→ **EXERCISE INSTRUCTIONS**
Restate every line of the material, word for word.

→ **AVAILABLE DATA**
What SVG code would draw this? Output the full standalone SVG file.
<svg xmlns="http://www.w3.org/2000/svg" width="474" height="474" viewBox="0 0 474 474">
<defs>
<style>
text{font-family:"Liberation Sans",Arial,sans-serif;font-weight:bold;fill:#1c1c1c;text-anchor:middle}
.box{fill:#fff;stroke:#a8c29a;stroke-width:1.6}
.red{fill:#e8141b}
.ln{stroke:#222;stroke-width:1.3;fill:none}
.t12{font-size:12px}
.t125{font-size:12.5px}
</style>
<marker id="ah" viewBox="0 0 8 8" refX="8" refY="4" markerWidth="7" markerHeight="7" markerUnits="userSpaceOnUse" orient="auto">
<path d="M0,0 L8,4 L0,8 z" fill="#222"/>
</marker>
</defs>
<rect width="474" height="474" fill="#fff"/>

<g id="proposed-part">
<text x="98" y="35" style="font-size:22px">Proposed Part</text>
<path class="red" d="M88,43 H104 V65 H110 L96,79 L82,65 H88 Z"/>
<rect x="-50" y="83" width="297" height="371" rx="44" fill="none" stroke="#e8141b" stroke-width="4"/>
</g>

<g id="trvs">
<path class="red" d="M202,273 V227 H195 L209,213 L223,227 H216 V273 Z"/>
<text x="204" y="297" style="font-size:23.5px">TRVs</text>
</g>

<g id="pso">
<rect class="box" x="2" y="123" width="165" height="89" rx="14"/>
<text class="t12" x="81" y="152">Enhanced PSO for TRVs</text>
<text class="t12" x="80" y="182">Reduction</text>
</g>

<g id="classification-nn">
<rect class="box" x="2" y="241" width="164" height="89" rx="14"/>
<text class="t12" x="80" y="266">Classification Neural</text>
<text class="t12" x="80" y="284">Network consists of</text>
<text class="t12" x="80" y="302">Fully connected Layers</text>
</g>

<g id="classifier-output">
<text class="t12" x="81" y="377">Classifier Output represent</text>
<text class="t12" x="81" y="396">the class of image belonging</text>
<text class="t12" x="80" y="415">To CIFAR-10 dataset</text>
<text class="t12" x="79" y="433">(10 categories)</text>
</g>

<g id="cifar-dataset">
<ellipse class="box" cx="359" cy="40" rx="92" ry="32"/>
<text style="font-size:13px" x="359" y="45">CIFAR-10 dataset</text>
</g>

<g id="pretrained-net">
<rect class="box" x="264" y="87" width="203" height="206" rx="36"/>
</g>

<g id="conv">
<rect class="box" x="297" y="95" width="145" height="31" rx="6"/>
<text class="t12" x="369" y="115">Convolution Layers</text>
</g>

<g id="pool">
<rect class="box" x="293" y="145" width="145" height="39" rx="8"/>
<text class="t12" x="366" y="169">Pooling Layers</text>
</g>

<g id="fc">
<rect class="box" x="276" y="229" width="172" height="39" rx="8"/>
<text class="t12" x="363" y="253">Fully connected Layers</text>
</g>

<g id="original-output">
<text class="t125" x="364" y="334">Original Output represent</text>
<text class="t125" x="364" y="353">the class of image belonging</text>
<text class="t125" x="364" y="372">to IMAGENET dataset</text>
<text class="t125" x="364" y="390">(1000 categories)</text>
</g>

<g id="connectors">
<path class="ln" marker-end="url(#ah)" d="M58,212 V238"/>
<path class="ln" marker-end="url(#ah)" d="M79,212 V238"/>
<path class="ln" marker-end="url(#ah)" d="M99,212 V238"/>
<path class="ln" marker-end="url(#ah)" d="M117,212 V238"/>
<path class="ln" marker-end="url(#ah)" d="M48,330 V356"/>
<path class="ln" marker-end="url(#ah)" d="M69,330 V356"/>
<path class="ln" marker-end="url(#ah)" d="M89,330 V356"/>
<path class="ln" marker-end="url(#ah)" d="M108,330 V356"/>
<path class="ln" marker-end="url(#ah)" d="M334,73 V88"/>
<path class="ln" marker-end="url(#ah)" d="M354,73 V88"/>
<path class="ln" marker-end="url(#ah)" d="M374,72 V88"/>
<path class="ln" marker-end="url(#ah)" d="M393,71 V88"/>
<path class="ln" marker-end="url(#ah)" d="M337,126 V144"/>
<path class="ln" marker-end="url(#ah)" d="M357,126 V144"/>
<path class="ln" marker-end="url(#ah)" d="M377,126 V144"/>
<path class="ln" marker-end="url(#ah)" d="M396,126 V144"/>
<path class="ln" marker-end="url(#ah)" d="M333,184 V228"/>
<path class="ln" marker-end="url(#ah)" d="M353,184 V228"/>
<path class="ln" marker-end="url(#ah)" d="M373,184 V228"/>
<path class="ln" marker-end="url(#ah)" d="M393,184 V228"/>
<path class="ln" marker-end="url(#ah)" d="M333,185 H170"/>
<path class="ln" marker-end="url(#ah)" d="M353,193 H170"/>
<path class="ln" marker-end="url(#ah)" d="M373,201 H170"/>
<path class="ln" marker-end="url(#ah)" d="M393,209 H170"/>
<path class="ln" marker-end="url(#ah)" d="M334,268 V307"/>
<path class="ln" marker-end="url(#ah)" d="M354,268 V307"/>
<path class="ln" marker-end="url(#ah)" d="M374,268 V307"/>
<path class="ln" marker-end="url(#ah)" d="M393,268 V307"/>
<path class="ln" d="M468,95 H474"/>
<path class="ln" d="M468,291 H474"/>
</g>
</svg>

→ **ANSWER TO THIS PROBLEM**
What SVG code would draw this? Output the full standalone SVG file.
<svg xmlns="http://www.w3.org/2000/svg" width="474" height="474" viewBox="0 0 474 474">
<defs>
<style>
text{font-family:"Liberation Sans",Arial,sans-serif;font-weight:bold;fill:#1c1c1c;text-anchor:middle}
.box{fill:#fff;stroke:#a8c29a;stroke-width:1.6}
.red{fill:#e8141b}
.ln{stroke:#222;stroke-width:1.3;fill:none}
.t12{font-size:12px}
.t125{font-size:12.5px}
</style>
<marker id="ah" viewBox="0 0 8 8" refX="8" refY="4" markerWidth="7" markerHeight="7" markerUnits="userSpaceOnUse" orient="auto">
<path d="M0,0 L8,4 L0,8 z" fill="#222"/>
</marker>
</defs>
<rect width="474" height="474" fill="#fff"/>

<g id="proposed-part">
<text x="98" y="35" style="font-size:22px">Proposed Part</text>
<path class="red" d="M88,43 H104 V65 H110 L96,79 L82,65 H88 Z"/>
<rect x="-50" y="83" width="297" height="371" rx="44" fill="none" stroke="#e8141b" stroke-width="4"/>
</g>

<g id="trvs">
<path class="red" d="M202,273 V227 H195 L209,213 L223,227 H216 V273 Z"/>
<text x="204" y="297" style="font-size:23.5px">TRVs</text>
</g>

<g id="pso">
<rect class="box" x="2" y="123" width="165" height="89" rx="14"/>
<text class="t12" x="81" y="152">Enhanced PSO for TRVs</text>
<text class="t12" x="80" y="182">Reduction</text>
</g>

<g id="classification-nn">
<rect class="box" x="2" y="241" width="164" height="89" rx="14"/>
<text class="t12" x="80" y="266">Classification Neural</text>
<text class="t12" x="80" y="284">Network consists of</text>
<text class="t12" x="80" y="302">Fully connected Layers</text>
</g>

<g id="classifier-output">
<text class="t12" x="81" y="377">Classifier Output represent</text>
<text class="t12" x="81" y="396">the class of image belonging</text>
<text class="t12" x="80" y="415">To CIFAR-10 dataset</text>
<text class="t12" x="79" y="433">(10 categories)</text>
</g>

<g id="cifar-dataset">
<ellipse class="box" cx="359" cy="40" rx="92" ry="32"/>
<text style="font-size:13px" x="359" y="45">CIFAR-10 dataset</text>
</g>

<g id="pretrained-net">
<rect class="box" x="264" y="87" width="203" height="206" rx="36"/>
</g>

<g id="conv">
<rect class="box" x="297" y="95" width="145" height="31" rx="6"/>
<text class="t12" x="369" y="115">Convolution Layers</text>
</g>

<g id="pool">
<rect class="box" x="293" y="145" width="145" height="39" rx="8"/>
<text class="t12" x="366" y="169">Pooling Layers</text>
</g>

<g id="fc">
<rect class="box" x="276" y="229" width="172" height="39" rx="8"/>
<text class="t12" x="363" y="253">Fully connected Layers</text>
</g>

<g id="original-output">
<text class="t125" x="364" y="334">Original Output represent</text>
<text class="t125" x="364" y="353">the class of image belonging</text>
<text class="t125" x="364" y="372">to IMAGENET dataset</text>
<text class="t125" x="364" y="390">(1000 categories)</text>
</g>

<g id="connectors">
<path class="ln" marker-end="url(#ah)" d="M58,212 V238"/>
<path class="ln" marker-end="url(#ah)" d="M79,212 V238"/>
<path class="ln" marker-end="url(#ah)" d="M99,212 V238"/>
<path class="ln" marker-end="url(#ah)" d="M117,212 V238"/>
<path class="ln" marker-end="url(#ah)" d="M48,330 V356"/>
<path class="ln" marker-end="url(#ah)" d="M69,330 V356"/>
<path class="ln" marker-end="url(#ah)" d="M89,330 V356"/>
<path class="ln" marker-end="url(#ah)" d="M108,330 V356"/>
<path class="ln" marker-end="url(#ah)" d="M334,73 V88"/>
<path class="ln" marker-end="url(#ah)" d="M354,73 V88"/>
<path class="ln" marker-end="url(#ah)" d="M374,72 V88"/>
<path class="ln" marker-end="url(#ah)" d="M393,71 V88"/>
<path class="ln" marker-end="url(#ah)" d="M337,126 V144"/>
<path class="ln" marker-end="url(#ah)" d="M357,126 V144"/>
<path class="ln" marker-end="url(#ah)" d="M377,126 V144"/>
<path class="ln" marker-end="url(#ah)" d="M396,126 V144"/>
<path class="ln" marker-end="url(#ah)" d="M333,184 V228"/>
<path class="ln" marker-end="url(#ah)" d="M353,184 V228"/>
<path class="ln" marker-end="url(#ah)" d="M373,184 V228"/>
<path class="ln" marker-end="url(#ah)" d="M393,184 V228"/>
<path class="ln" marker-end="url(#ah)" d="M333,185 H170"/>
<path class="ln" marker-end="url(#ah)" d="M353,193 H170"/>
<path class="ln" marker-end="url(#ah)" d="M373,201 H170"/>
<path class="ln" marker-end="url(#ah)" d="M393,209 H170"/>
<path class="ln" marker-end="url(#ah)" d="M334,268 V307"/>
<path class="ln" marker-end="url(#ah)" d="M354,268 V307"/>
<path class="ln" marker-end="url(#ah)" d="M374,268 V307"/>
<path class="ln" marker-end="url(#ah)" d="M393,268 V307"/>
<path class="ln" d="M468,95 H474"/>
<path class="ln" d="M468,291 H474"/>
</g>
</svg>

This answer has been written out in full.